═════ Record list ═════
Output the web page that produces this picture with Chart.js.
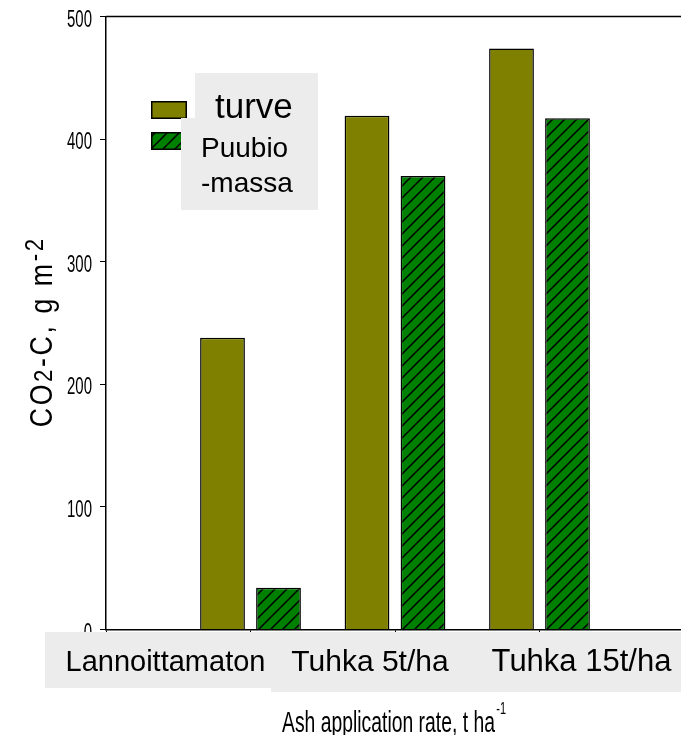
═════
═════ Record list ═════
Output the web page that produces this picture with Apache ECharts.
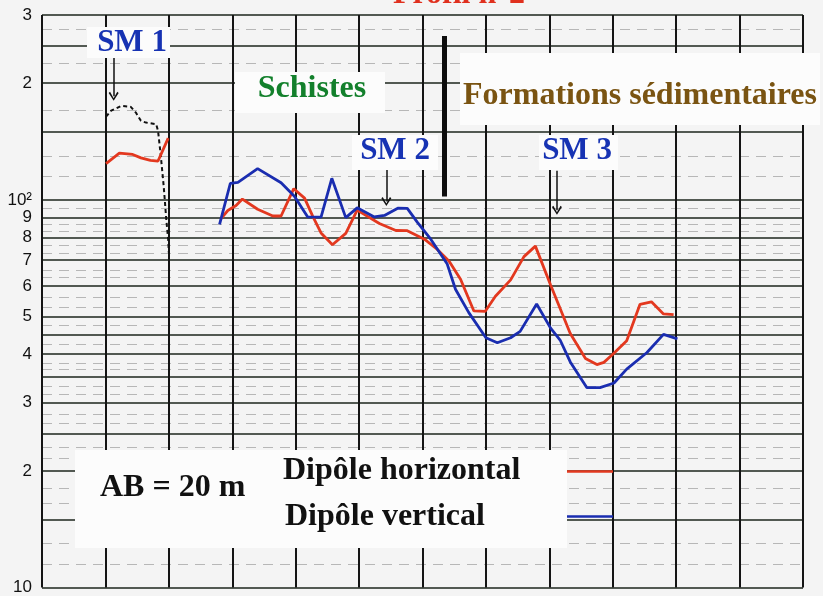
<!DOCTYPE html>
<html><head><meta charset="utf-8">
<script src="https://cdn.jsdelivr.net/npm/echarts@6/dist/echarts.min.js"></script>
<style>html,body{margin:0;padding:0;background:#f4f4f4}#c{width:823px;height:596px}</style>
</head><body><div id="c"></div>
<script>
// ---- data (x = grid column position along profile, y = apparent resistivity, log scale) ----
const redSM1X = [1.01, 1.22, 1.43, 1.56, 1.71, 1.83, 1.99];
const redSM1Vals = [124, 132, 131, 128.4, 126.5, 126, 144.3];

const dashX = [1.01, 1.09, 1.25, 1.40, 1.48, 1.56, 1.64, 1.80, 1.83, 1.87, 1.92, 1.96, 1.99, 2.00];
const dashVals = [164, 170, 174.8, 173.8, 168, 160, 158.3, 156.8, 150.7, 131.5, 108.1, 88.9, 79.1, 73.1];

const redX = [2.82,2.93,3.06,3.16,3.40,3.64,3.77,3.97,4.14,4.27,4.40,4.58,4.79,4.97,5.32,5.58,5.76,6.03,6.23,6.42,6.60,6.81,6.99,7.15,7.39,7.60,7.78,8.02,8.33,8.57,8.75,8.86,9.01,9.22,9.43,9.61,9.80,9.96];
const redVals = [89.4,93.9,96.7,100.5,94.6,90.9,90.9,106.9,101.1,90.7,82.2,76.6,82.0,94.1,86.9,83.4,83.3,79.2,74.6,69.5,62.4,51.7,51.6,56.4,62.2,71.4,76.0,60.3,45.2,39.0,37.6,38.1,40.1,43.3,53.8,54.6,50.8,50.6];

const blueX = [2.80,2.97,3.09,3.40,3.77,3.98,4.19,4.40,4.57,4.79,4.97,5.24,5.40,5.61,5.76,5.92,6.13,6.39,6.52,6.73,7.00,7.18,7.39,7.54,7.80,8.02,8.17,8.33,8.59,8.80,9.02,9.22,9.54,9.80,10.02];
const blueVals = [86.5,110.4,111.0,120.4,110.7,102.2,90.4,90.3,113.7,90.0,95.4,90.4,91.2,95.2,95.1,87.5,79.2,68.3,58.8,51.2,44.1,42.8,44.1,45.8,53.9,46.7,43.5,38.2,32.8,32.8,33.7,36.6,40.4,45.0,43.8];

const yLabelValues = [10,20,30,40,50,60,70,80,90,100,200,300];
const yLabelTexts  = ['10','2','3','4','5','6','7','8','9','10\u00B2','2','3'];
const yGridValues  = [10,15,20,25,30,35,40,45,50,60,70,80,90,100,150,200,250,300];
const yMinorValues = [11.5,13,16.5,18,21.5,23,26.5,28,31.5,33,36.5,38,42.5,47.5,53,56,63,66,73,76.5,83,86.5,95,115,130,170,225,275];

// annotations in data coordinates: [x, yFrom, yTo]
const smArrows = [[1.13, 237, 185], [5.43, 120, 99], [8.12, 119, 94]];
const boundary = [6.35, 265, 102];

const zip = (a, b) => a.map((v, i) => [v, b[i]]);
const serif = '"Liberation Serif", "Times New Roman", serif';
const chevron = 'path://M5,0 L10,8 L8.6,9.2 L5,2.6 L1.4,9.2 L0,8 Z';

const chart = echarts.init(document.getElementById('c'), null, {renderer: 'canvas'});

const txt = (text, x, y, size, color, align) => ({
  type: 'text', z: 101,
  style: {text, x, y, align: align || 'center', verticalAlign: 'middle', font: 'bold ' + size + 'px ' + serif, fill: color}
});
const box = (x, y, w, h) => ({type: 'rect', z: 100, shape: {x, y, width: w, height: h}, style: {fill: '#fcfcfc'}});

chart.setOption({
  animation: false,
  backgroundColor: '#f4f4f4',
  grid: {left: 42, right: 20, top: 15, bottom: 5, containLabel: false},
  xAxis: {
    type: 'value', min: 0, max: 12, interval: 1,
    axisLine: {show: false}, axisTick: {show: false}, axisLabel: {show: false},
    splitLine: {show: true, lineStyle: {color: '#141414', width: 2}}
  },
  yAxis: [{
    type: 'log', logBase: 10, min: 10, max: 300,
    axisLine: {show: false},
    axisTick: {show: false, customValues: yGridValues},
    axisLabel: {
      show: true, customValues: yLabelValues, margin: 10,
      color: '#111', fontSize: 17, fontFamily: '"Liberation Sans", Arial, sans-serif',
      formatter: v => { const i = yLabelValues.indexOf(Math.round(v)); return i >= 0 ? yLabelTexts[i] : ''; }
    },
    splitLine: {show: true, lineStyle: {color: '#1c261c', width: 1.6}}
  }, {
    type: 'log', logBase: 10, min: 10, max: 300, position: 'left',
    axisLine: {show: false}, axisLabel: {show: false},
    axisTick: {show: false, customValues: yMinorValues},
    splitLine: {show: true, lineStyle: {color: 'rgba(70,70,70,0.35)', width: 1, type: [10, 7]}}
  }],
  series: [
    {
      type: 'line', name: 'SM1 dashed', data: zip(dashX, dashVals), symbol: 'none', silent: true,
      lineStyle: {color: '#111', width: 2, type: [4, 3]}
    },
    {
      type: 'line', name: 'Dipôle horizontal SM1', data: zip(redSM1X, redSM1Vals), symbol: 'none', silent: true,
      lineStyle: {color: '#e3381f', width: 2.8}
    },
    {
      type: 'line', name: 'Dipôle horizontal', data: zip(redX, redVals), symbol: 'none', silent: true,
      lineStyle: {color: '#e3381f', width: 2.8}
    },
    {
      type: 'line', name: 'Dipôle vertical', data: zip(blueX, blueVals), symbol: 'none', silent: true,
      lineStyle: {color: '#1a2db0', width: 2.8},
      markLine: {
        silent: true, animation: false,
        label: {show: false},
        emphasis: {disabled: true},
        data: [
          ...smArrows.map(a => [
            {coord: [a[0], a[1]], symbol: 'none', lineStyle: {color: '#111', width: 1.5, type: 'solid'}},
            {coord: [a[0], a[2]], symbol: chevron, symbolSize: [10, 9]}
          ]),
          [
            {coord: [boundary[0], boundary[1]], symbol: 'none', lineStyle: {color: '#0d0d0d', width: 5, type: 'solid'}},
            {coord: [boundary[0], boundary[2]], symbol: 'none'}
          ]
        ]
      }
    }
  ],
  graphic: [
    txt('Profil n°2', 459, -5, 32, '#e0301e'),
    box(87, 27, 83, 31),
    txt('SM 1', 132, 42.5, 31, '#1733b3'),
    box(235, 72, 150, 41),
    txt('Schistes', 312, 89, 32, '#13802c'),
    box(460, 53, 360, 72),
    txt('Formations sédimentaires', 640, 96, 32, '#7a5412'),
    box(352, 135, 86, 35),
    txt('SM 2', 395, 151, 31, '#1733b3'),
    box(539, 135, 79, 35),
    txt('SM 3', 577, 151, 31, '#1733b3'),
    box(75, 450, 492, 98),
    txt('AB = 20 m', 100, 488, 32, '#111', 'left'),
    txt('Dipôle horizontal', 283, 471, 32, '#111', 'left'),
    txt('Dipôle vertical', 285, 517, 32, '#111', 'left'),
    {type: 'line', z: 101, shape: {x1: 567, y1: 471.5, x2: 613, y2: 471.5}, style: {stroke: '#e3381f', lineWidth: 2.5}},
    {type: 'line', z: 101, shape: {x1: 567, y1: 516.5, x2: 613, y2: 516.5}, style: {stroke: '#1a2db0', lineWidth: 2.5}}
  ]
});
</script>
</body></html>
═════
═════ Record list ═════
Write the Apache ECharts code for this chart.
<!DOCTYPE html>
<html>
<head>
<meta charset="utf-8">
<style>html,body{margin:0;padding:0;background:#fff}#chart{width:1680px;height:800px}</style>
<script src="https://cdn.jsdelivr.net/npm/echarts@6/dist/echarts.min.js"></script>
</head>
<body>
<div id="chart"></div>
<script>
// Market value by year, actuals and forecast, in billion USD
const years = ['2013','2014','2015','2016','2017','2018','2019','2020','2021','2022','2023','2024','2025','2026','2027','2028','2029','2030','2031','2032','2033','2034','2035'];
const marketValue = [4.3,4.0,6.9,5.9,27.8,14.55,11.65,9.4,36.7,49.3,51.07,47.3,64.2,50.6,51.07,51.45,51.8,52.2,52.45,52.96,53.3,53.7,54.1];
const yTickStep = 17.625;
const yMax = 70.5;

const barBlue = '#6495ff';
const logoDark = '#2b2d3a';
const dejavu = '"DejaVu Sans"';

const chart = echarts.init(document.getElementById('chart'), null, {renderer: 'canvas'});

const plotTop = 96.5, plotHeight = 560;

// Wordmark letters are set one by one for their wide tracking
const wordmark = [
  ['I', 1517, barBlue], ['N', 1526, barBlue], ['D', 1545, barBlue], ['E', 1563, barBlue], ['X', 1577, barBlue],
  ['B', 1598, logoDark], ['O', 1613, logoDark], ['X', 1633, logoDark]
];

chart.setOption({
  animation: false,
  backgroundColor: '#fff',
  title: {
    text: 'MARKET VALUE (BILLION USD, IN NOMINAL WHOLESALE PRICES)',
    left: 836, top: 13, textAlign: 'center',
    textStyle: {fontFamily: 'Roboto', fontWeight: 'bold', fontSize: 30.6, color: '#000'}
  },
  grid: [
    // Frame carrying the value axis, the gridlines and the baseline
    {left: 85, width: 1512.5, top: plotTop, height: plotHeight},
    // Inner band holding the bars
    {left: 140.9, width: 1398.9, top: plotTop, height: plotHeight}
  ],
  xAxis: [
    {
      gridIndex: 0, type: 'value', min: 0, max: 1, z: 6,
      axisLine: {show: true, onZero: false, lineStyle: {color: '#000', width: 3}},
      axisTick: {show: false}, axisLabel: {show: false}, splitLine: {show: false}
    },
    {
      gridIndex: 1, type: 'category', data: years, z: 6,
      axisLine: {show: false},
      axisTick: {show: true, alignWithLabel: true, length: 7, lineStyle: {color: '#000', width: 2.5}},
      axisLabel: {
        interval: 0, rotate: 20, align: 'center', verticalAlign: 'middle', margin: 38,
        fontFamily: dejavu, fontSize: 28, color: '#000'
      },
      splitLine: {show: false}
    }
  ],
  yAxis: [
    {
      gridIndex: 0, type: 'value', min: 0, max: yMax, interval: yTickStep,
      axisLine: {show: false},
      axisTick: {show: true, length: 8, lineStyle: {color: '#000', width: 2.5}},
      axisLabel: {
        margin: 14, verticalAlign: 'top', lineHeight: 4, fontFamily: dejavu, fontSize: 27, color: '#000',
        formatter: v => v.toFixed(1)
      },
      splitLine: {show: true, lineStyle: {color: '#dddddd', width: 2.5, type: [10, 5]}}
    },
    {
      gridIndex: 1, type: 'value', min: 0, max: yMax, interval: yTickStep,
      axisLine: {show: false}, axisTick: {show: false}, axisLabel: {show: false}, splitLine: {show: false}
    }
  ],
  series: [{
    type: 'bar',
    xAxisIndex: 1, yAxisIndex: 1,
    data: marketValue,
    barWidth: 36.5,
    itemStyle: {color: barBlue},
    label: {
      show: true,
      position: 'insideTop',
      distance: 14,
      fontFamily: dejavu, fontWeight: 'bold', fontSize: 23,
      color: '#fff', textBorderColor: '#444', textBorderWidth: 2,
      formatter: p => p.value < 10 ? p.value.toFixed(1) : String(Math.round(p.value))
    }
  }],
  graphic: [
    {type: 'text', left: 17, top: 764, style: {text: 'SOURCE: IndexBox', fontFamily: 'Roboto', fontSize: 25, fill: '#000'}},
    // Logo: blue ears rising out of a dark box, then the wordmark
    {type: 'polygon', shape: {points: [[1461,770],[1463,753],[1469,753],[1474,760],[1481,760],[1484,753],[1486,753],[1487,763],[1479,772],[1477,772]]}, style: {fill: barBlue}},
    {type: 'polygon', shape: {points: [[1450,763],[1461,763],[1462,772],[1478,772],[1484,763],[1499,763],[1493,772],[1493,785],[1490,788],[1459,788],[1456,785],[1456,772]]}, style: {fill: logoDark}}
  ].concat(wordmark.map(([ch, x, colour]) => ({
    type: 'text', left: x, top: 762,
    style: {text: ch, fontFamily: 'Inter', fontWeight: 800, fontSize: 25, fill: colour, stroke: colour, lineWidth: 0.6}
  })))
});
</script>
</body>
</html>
═════
» Direction
Select every line above that contains the word "produces", and copy it.

» Correct result
Output the web page that produces this picture with Chart.js.
Output the web page that produces this picture with Apache ECharts.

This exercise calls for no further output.